## Exercise requirements
Transcribe the listing that follows in full, omitting pictures.

[Records with drawing code]
____________________
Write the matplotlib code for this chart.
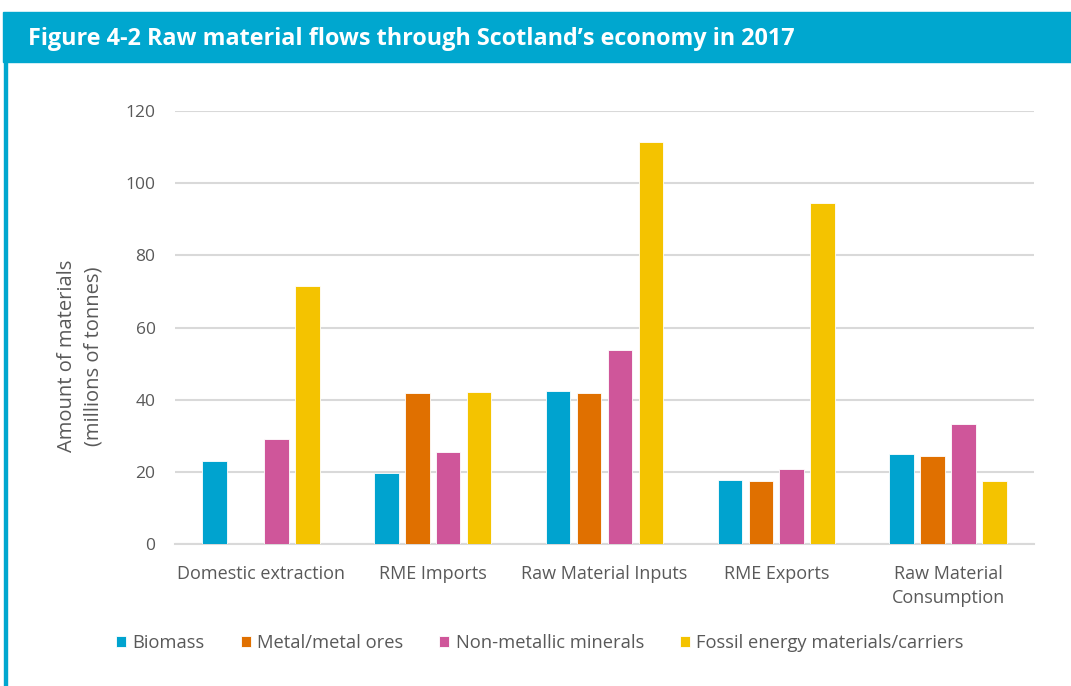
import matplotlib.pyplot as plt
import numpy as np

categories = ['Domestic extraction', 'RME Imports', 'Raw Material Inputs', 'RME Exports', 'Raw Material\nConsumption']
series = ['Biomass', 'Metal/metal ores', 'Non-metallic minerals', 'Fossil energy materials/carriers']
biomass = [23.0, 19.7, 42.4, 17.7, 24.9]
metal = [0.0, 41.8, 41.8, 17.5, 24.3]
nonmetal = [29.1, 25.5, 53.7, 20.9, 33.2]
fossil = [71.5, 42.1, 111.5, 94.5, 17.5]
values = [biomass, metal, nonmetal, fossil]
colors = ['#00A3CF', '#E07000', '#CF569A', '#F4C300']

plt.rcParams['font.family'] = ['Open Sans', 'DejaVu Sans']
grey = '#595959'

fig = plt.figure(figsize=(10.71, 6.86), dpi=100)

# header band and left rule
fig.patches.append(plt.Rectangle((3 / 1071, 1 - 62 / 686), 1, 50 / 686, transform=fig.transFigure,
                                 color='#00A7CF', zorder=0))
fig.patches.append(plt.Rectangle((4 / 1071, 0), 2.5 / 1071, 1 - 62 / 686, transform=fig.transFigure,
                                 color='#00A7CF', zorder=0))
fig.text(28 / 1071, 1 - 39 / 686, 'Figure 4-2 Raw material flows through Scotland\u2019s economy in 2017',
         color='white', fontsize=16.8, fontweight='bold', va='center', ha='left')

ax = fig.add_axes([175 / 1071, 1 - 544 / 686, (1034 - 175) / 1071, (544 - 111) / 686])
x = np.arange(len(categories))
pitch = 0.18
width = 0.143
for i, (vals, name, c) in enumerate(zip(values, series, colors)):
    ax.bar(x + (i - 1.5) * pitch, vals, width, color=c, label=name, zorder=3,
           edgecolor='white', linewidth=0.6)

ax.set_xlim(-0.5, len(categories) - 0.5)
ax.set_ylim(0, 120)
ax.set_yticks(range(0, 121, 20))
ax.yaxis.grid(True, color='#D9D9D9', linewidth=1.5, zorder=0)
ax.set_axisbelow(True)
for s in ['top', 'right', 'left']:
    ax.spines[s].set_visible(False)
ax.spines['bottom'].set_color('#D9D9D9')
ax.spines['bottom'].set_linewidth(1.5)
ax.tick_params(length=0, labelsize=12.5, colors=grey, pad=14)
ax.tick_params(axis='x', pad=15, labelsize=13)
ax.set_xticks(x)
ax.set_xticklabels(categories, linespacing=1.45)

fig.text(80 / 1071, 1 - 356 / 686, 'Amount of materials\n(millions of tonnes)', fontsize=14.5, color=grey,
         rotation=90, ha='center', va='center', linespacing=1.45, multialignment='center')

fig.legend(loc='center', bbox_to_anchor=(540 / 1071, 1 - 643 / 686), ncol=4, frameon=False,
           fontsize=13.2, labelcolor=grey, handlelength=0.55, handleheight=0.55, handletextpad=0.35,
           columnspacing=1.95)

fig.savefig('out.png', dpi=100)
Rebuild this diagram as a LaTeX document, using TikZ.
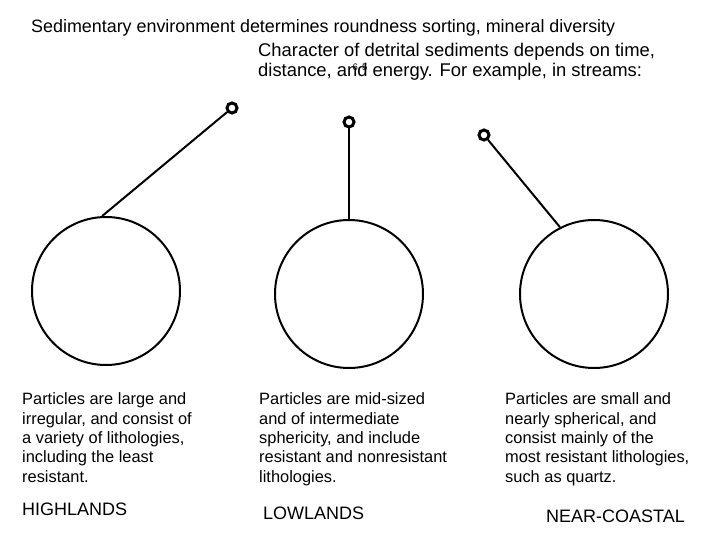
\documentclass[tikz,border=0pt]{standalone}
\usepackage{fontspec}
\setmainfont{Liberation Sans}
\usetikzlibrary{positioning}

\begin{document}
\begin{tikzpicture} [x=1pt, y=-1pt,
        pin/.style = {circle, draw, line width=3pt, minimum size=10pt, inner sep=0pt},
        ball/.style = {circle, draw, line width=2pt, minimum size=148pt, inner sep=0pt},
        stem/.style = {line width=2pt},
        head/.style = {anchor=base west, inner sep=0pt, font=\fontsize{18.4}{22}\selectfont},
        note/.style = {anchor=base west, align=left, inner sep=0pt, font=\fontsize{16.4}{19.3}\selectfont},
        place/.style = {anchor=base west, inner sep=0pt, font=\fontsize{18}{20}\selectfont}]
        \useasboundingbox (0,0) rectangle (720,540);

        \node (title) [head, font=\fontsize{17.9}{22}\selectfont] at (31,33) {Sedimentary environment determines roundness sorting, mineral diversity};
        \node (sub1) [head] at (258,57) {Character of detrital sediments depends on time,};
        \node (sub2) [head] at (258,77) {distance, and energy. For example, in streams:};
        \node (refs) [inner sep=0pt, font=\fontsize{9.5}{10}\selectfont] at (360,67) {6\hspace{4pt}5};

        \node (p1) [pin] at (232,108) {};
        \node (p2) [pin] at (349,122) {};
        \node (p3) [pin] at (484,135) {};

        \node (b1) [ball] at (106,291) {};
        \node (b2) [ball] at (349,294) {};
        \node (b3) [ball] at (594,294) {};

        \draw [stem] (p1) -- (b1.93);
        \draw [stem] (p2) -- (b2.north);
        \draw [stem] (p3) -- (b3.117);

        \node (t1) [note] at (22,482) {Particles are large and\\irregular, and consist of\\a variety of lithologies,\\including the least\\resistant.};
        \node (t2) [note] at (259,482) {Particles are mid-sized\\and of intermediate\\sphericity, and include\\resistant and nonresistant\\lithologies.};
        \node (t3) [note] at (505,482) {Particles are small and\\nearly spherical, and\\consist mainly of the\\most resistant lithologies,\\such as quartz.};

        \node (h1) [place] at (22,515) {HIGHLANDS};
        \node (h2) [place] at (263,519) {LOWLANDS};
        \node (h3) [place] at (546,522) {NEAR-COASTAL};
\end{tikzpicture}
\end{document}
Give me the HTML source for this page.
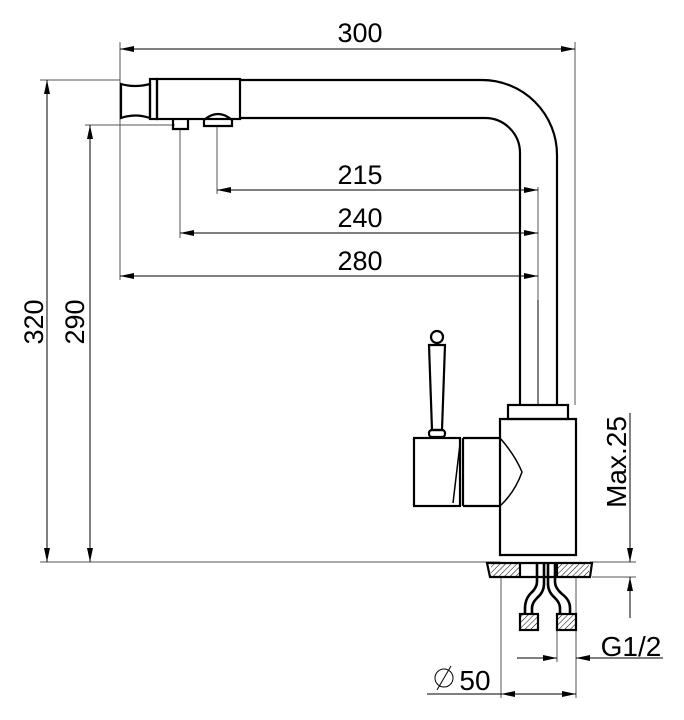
____________________
## Solution below
Write the matplotlib code for this chart.
import matplotlib.pyplot as plt
import numpy as np

categories = ['Domestic extraction', 'RME Imports', 'Raw Material Inputs', 'RME Exports', 'Raw Material\nConsumption']
series = ['Biomass', 'Metal/metal ores', 'Non-metallic minerals', 'Fossil energy materials/carriers']
biomass = [23.0, 19.7, 42.4, 17.7, 24.9]
metal = [0.0, 41.8, 41.8, 17.5, 24.3]
nonmetal = [29.1, 25.5, 53.7, 20.9, 33.2]
fossil = [71.5, 42.1, 111.5, 94.5, 17.5]
values = [biomass, metal, nonmetal, fossil]
colors = ['#00A3CF', '#E07000', '#CF569A', '#F4C300']

plt.rcParams['font.family'] = ['Open Sans', 'DejaVu Sans']
grey = '#595959'

fig = plt.figure(figsize=(10.71, 6.86), dpi=100)

# header band and left rule
fig.patches.append(plt.Rectangle((3 / 1071, 1 - 62 / 686), 1, 50 / 686, transform=fig.transFigure,
                                 color='#00A7CF', zorder=0))
fig.patches.append(plt.Rectangle((4 / 1071, 0), 2.5 / 1071, 1 - 62 / 686, transform=fig.transFigure,
                                 color='#00A7CF', zorder=0))
fig.text(28 / 1071, 1 - 39 / 686, 'Figure 4-2 Raw material flows through Scotland\u2019s economy in 2017',
         color='white', fontsize=16.8, fontweight='bold', va='center', ha='left')

ax = fig.add_axes([175 / 1071, 1 - 544 / 686, (1034 - 175) / 1071, (544 - 111) / 686])
x = np.arange(len(categories))
pitch = 0.18
width = 0.143
for i, (vals, name, c) in enumerate(zip(values, series, colors)):
    ax.bar(x + (i - 1.5) * pitch, vals, width, color=c, label=name, zorder=3,
           edgecolor='white', linewidth=0.6)

ax.set_xlim(-0.5, len(categories) - 0.5)
ax.set_ylim(0, 120)
ax.set_yticks(range(0, 121, 20))
ax.yaxis.grid(True, color='#D9D9D9', linewidth=1.5, zorder=0)
ax.set_axisbelow(True)
for s in ['top', 'right', 'left']:
    ax.spines[s].set_visible(False)
ax.spines['bottom'].set_color('#D9D9D9')
ax.spines['bottom'].set_linewidth(1.5)
ax.tick_params(length=0, labelsize=12.5, colors=grey, pad=14)
ax.tick_params(axis='x', pad=15, labelsize=13)
ax.set_xticks(x)
ax.set_xticklabels(categories, linespacing=1.45)

fig.text(80 / 1071, 1 - 356 / 686, 'Amount of materials\n(millions of tonnes)', fontsize=14.5, color=grey,
         rotation=90, ha='center', va='center', linespacing=1.45, multialignment='center')

fig.legend(loc='center', bbox_to_anchor=(540 / 1071, 1 - 643 / 686), ncol=4, frameon=False,
           fontsize=13.2, labelcolor=grey, handlelength=0.55, handleheight=0.55, handletextpad=0.35,
           columnspacing=1.95)

fig.savefig('out.png', dpi=100)
Rebuild this diagram as a LaTeX document, using TikZ.
\documentclass[tikz,border=0pt]{standalone}
\usepackage{fontspec}
\setmainfont{Liberation Sans}
\usetikzlibrary{positioning}

\begin{document}
\begin{tikzpicture} [x=1pt, y=-1pt,
        pin/.style = {circle, draw, line width=3pt, minimum size=10pt, inner sep=0pt},
        ball/.style = {circle, draw, line width=2pt, minimum size=148pt, inner sep=0pt},
        stem/.style = {line width=2pt},
        head/.style = {anchor=base west, inner sep=0pt, font=\fontsize{18.4}{22}\selectfont},
        note/.style = {anchor=base west, align=left, inner sep=0pt, font=\fontsize{16.4}{19.3}\selectfont},
        place/.style = {anchor=base west, inner sep=0pt, font=\fontsize{18}{20}\selectfont}]
        \useasboundingbox (0,0) rectangle (720,540);

        \node (title) [head, font=\fontsize{17.9}{22}\selectfont] at (31,33) {Sedimentary environment determines roundness sorting, mineral diversity};
        \node (sub1) [head] at (258,57) {Character of detrital sediments depends on time,};
        \node (sub2) [head] at (258,77) {distance, and energy. For example, in streams:};
        \node (refs) [inner sep=0pt, font=\fontsize{9.5}{10}\selectfont] at (360,67) {6\hspace{4pt}5};

        \node (p1) [pin] at (232,108) {};
        \node (p2) [pin] at (349,122) {};
        \node (p3) [pin] at (484,135) {};

        \node (b1) [ball] at (106,291) {};
        \node (b2) [ball] at (349,294) {};
        \node (b3) [ball] at (594,294) {};

        \draw [stem] (p1) -- (b1.93);
        \draw [stem] (p2) -- (b2.north);
        \draw [stem] (p3) -- (b3.117);

        \node (t1) [note] at (22,482) {Particles are large and\\irregular, and consist of\\a variety of lithologies,\\including the least\\resistant.};
        \node (t2) [note] at (259,482) {Particles are mid-sized\\and of intermediate\\sphericity, and include\\resistant and nonresistant\\lithologies.};
        \node (t3) [note] at (505,482) {Particles are small and\\nearly spherical, and\\consist mainly of the\\most resistant lithologies,\\such as quartz.};

        \node (h1) [place] at (22,515) {HIGHLANDS};
        \node (h2) [place] at (263,519) {LOWLANDS};
        \node (h3) [place] at (546,522) {NEAR-COASTAL};
\end{tikzpicture}
\end{document}
Give me the HTML source for this page.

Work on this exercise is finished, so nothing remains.